Is this reporting sometimes going to be unhelpful to Howard Dean or other Democrats? Absolutely. Does that constitute being "hell-bent on destroying our most likely nominee"? Of course not. Take, for example, Franklin Foer's recent TNR cover story on the problems Dean would face as a result of being among the most secular people ever to run for president. Kos doesn't give examples of the stories he thinks will destroy Dean, but I'm sure this would be one he would have in mind. But the article didn't cause any additional harm to Dean other than to reveal existing facts. The article was a well researched and thoughtful analysis of how public expression of religious faith came to figure in American political life, how relatively recent the phenomenon is, how Bill Clinton dealt with it, and how the attacks on Dukakis in 1988 as liberal, such as over the Pledge of Allegiance, were really meant to mark him as secular. These are all true and important facts, like them or not, and will be a burden for Dean, which he will have to strategize around. (It's one more reason he will have to build an electoral majority without the South and border states.) Putting these insights together in a sharp analysis is a contribution to our understanding, not an attack on Dean. And Dean obviously took some lesson from it -- the wrong one -- since it sent him running to the Boston Globe to announce that he had some sort of relationship with Jesus, although the actual nature of the relationship ("He's been an example for 2000 years, which is pretty remarkable when you think about it!") seems rather platonic by the standards of the Fourth Great Awakening.

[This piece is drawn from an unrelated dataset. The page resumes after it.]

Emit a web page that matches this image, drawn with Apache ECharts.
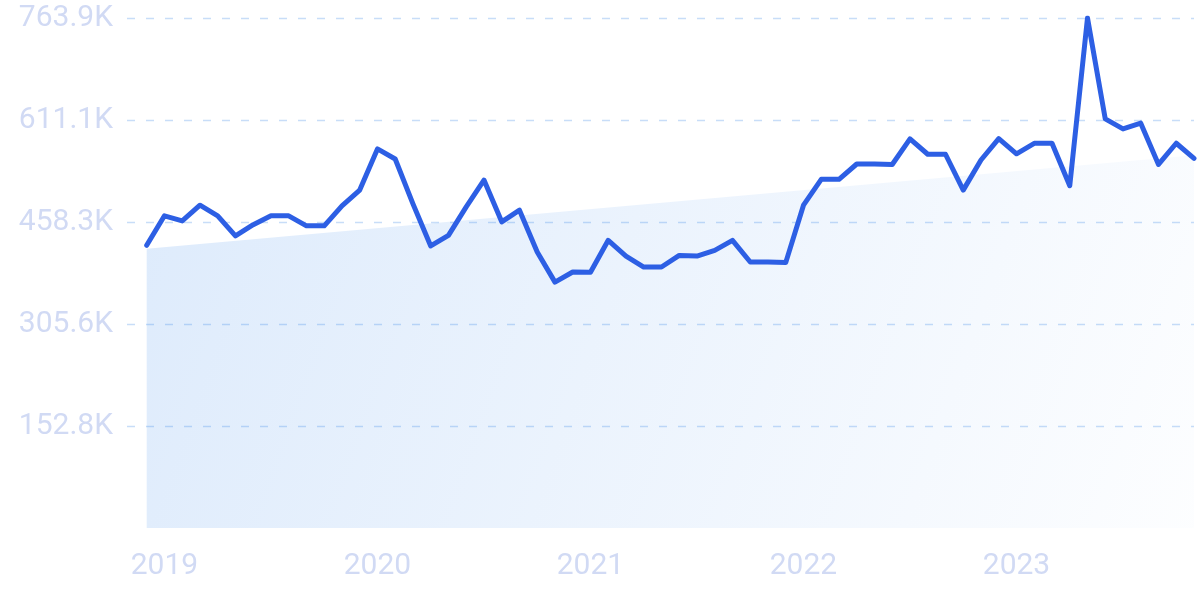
<!DOCTYPE html>
<html>
<head>
<meta charset="utf-8">
<script src="https://cdn.jsdelivr.net/npm/echarts@6/dist/echarts.min.js"></script>
<style>
html,body{margin:0;padding:0;background:#fff;}
#chart{width:1200px;height:600px;}
</style>
</head>
<body>
<div id="chart"></div>
<script>
// Months (index 0 = Dec 2018)
const categories = [
  '2018-12',
  '2019-01','2019-02','2019-03','2019-04','2019-05','2019-06','2019-07','2019-08','2019-09','2019-10','2019-11','2019-12',
  '2020-01','2020-02','2020-03','2020-04','2020-05','2020-06','2020-07','2020-08','2020-09','2020-10','2020-11','2020-12',
  '2021-01','2021-02','2021-03','2021-04','2021-05','2021-06','2021-07','2021-08','2021-09','2021-10','2021-11','2021-12',
  '2022-01','2022-02','2022-03','2022-04','2022-05','2022-06','2022-07','2022-08','2022-09','2022-10','2022-11','2022-12',
  '2023-01','2023-02','2023-03','2023-04','2023-05','2023-06','2023-07','2023-08','2023-09','2023-10','2023-11'
];
const searchVolume = [
  423400,
  467600, 460000, 483500, 467600, 437500, 454300, 467600, 467600, 452600, 452600, 482600, 506100,
  567800, 552700, 485600, 422500, 438400, 481100, 521100, 458600, 476000, 413500, 368300, 383400,
  383000, 430900, 407400, 390900, 390900, 408300, 407400, 415900, 430900, 398400, 398400, 397500,
  483500, 522200, 522200, 545200, 545200, 544500, 582800, 559800, 559800, 506100, 551200, 583300,
  560500, 576200, 576300, 512700, 763900, 612900, 597800, 606400, 544500, 576300, 553700
];
// Trend line end values (read from the shaded area)
const trendValues = [418400, 558300];
// X tick labels (placed at January of each year)
const xTickLabels = ['2019', '2020', '2021', '2022', '2023'];
const yMax = 763900;

const lineData = searchVolume.map((v, i) => [i, v]);
const trendData = [[0, trendValues[0]], [categories.length - 1, trendValues[1]]];
const xTickPositions = xTickLabels.map(y => categories.indexOf(y + '-01'));

const chart = echarts.init(document.getElementById('chart'), null, {renderer: 'canvas'});
const labelColor = '#d1daf4';
const fontFamily = 'Roboto, "Liberation Sans", sans-serif';

chart.setOption({
  animation: false,
  backgroundColor: '#ffffff',
  grid: {left: 127, right: 6, top: 18, bottom: 72, containLabel: false},
  xAxis: {
    type: 'value',
    min: -1.11,
    max: categories.length - 1,
    axisLine: {show: false},
    axisTick: {show: false},
    splitLine: {show: false},
    axisLabel: {
      customValues: xTickPositions,
      formatter: v => categories[Math.round(v)].slice(0, 4),
      color: labelColor,
      fontSize: 30,
      fontFamily: fontFamily,
      margin: 23
    }
  },
  yAxis: {
    type: 'value',
    min: 0,
    max: yMax,
    interval: yMax / 5,
    axisLine: {show: false},
    axisTick: {show: false},
    axisLabel: {
      showMinLabel: false,
      formatter: v => (v / 1000).toFixed(1) + 'K',
      color: labelColor,
      fontSize: 30,
      fontFamily: fontFamily,
      margin: 14
    },
    splitLine: {
      show: true,
      showMinLine: false,
      lineStyle: {color: '#c8ddf8', width: 1.4, type: [8, 11]}
    }
  },
  series: [
    {
      type: 'line',
      data: trendData,
      symbol: 'none',
      silent: true,
      lineStyle: {width: 0, opacity: 0},
      areaStyle: {
        opacity: 1,
        color: new echarts.graphic.LinearGradient(0, 0, 1, 1, [
          {offset: 0, color: 'rgba(56,136,236,0.17)'},
          {offset: 1, color: 'rgba(56,136,236,0.01)'}
        ])
      },
      z: 1
    },
    {
      type: 'line',
      data: lineData,
      symbol: 'none',
      smooth: false,
      lineStyle: {color: '#2d5fe4', width: 5, cap: 'round', join: 'round'},
      z: 3
    }
  ]
});
</script>
</body>
</html>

I think part of the problem here is the presumed superiority of blogs to "old media." Most blogs have a stance, and some are specifically intended to be on someone's side, particularly the zillions of Dean blogs. Blogs are great, obviously, and if one reads a lot of them, one can get a very well-rounded view of a lot of topics. Just to take one example, the Daily Kos itself had some posts breaking down the internal labor movement politics that led to the SEIU and AFSCME endorsements of Dean that were superb, and there is very little in the mainstream media that can provide comparable insight into the internals of the labor movement. But there is still a place for a real political magazine, one that brings together real reporters and analytical opinion writers who cover a fairly wide range of views, with good editors and an intention to provoke and surprise. The New Republic is doing that as well as any magazine in the U.S. right now, and whether it helps or hurts Howard Dean should be the last thing the magazine or its readers think about.